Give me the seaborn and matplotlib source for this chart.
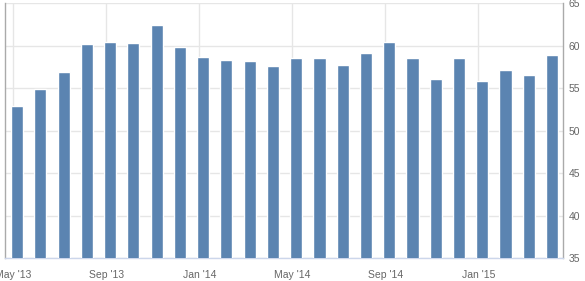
import matplotlib
matplotlib.use("Agg")
import matplotlib.pyplot as plt
import seaborn as sns
import pandas as pd

months = ["May '13", "Jun '13", "Jul '13", "Aug '13", "Sep '13", "Oct '13", "Nov '13", "Dec '13",
          "Jan '14", "Feb '14", "Mar '14", "Apr '14", "May '14", "Jun '14", "Jul '14", "Aug '14",
          "Sep '14", "Oct '14", "Nov '14", "Dec '14", "Jan '15", "Feb '15", "Mar '15", "Apr '15"]
values = [52.9, 54.9, 56.9, 60.2, 60.5, 60.3, 62.5, 59.9,
          58.7, 58.3, 58.2, 57.6, 58.6, 58.6, 57.7, 59.1,
          60.5, 58.6, 56.1, 58.6, 55.8, 57.2, 56.6, 58.9]
y_ticks = [35, 40, 45, 50, 55, 60, 65]
x_label_idx = [0, 4, 8, 12, 16, 20]

df = pd.DataFrame({"month": months, "value": values})

sns.set_theme(style="white")
plt.rcParams['font.family'] = ['Liberation Sans', 'DejaVu Sans']

fig = plt.figure(figsize=(5.85, 2.81), dpi=100)
ax = fig.add_axes([4.5/585, 1-258/281, (563-4.5)/585, (258-3.3)/281])

sns.barplot(data=df, x="month", y="value", color="#5B84B1", width=0.52,
            saturation=1, ax=ax, zorder=3)

ax.set_ylim(35, 65)
ax.set_xlim(-0.54, 23.47)
ax.set_yticks(y_ticks)
ax.set_xticks([i - 0.17 for i in x_label_idx])
ax.set_xticklabels([months[i] for i in x_label_idx])
ax.set_xlabel("")
ax.set_ylabel("")

ax.yaxis.tick_right()
ax.tick_params(axis='both', length=0, labelsize=7.5, colors="#666666")
ax.tick_params(axis='x', pad=9)
ax.tick_params(axis='y', pad=4)

ax.grid(True, color="#e6e6e6", linewidth=1, zorder=0)
ax.set_axisbelow(True)

for s in ["top"]:
    ax.spines[s].set_visible(False)
ax.spines["left"].set_color("#aaaaaa")
ax.spines["right"].set_color("#aaaaaa")
ax.spines["bottom"].set_color("#ccd6eb")
for s in ["left", "right", "bottom"]:
    ax.spines[s].set_linewidth(1)

fig.savefig("out.png", dpi=100)
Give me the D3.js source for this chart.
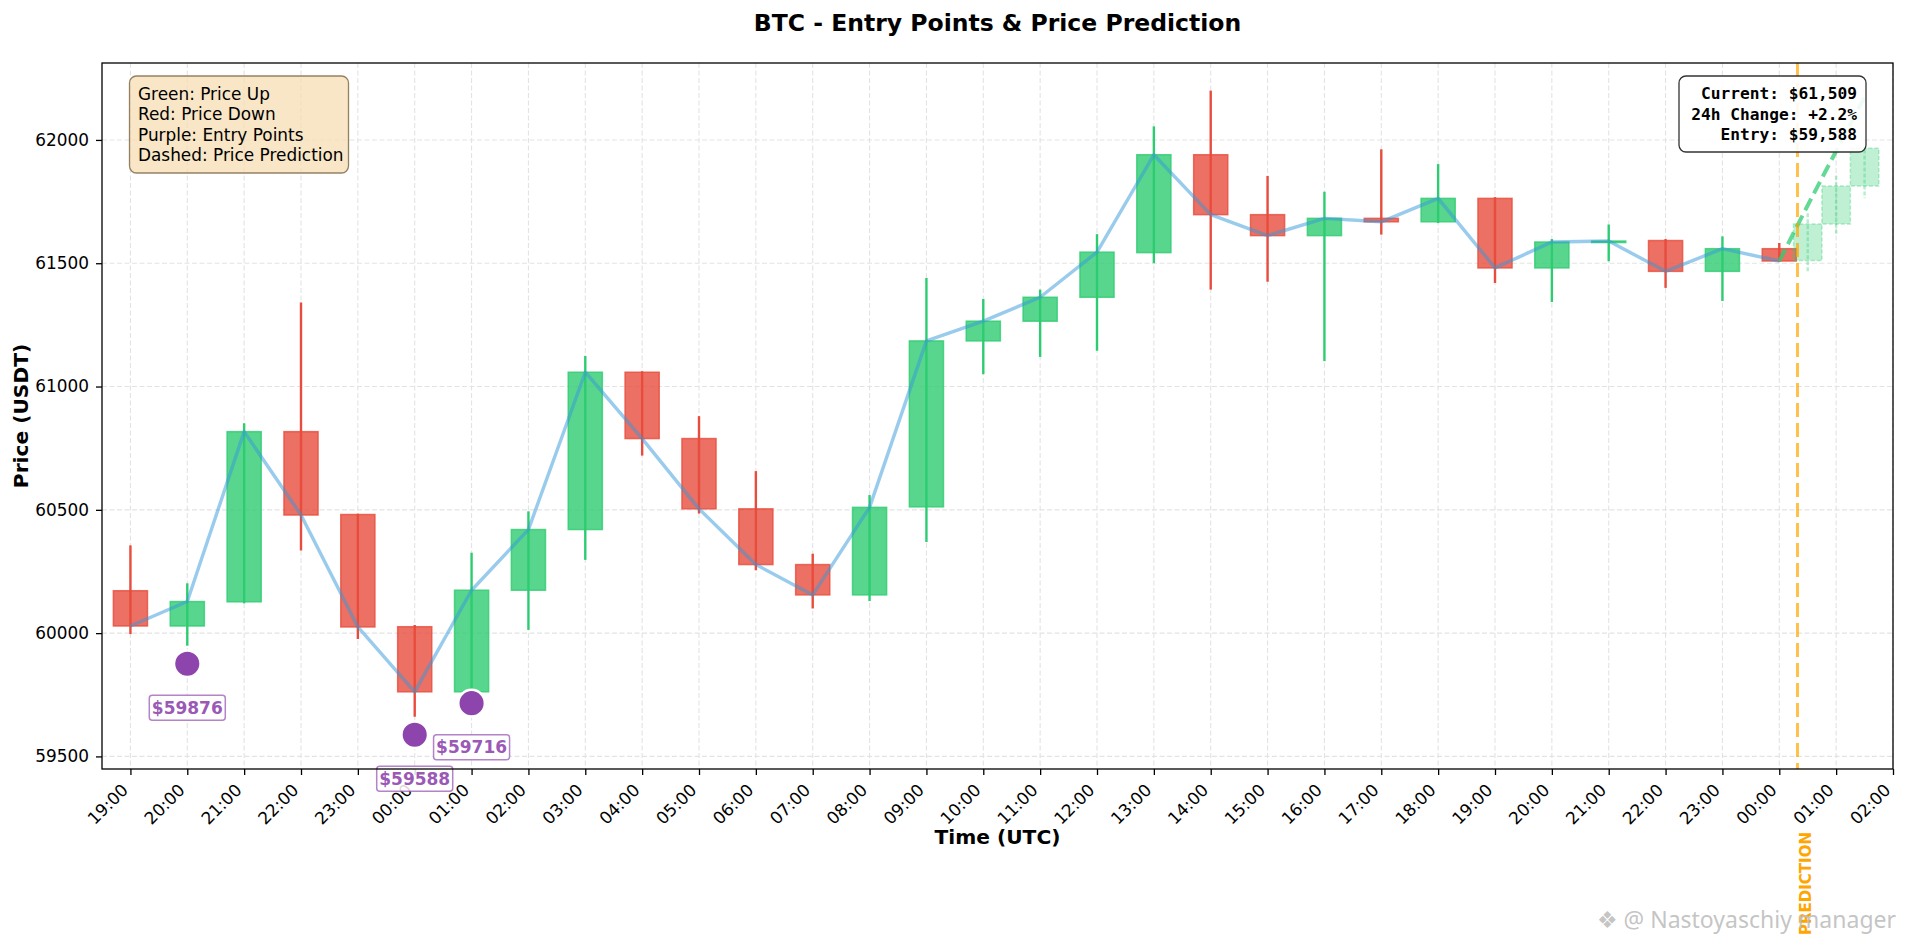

-*-

Please quote exactly the run of lines that starts the entries and ends at the line containing "saturation=1, ax=ax, zorder=3)", leaving out every picture.

### Solved exercise
Give me the seaborn and matplotlib source for this chart.
import matplotlib
matplotlib.use("Agg")
import matplotlib.pyplot as plt
import seaborn as sns
import pandas as pd

months = ["May '13", "Jun '13", "Jul '13", "Aug '13", "Sep '13", "Oct '13", "Nov '13", "Dec '13",
          "Jan '14", "Feb '14", "Mar '14", "Apr '14", "May '14", "Jun '14", "Jul '14", "Aug '14",
          "Sep '14", "Oct '14", "Nov '14", "Dec '14", "Jan '15", "Feb '15", "Mar '15", "Apr '15"]
values = [52.9, 54.9, 56.9, 60.2, 60.5, 60.3, 62.5, 59.9,
          58.7, 58.3, 58.2, 57.6, 58.6, 58.6, 57.7, 59.1,
          60.5, 58.6, 56.1, 58.6, 55.8, 57.2, 56.6, 58.9]
y_ticks = [35, 40, 45, 50, 55, 60, 65]
x_label_idx = [0, 4, 8, 12, 16, 20]

df = pd.DataFrame({"month": months, "value": values})

sns.set_theme(style="white")
plt.rcParams['font.family'] = ['Liberation Sans', 'DejaVu Sans']

fig = plt.figure(figsize=(5.85, 2.81), dpi=100)
ax = fig.add_axes([4.5/585, 1-258/281, (563-4.5)/585, (258-3.3)/281])

sns.barplot(data=df, x="month", y="value", color="#5B84B1", width=0.52,
            saturation=1, ax=ax, zorder=3)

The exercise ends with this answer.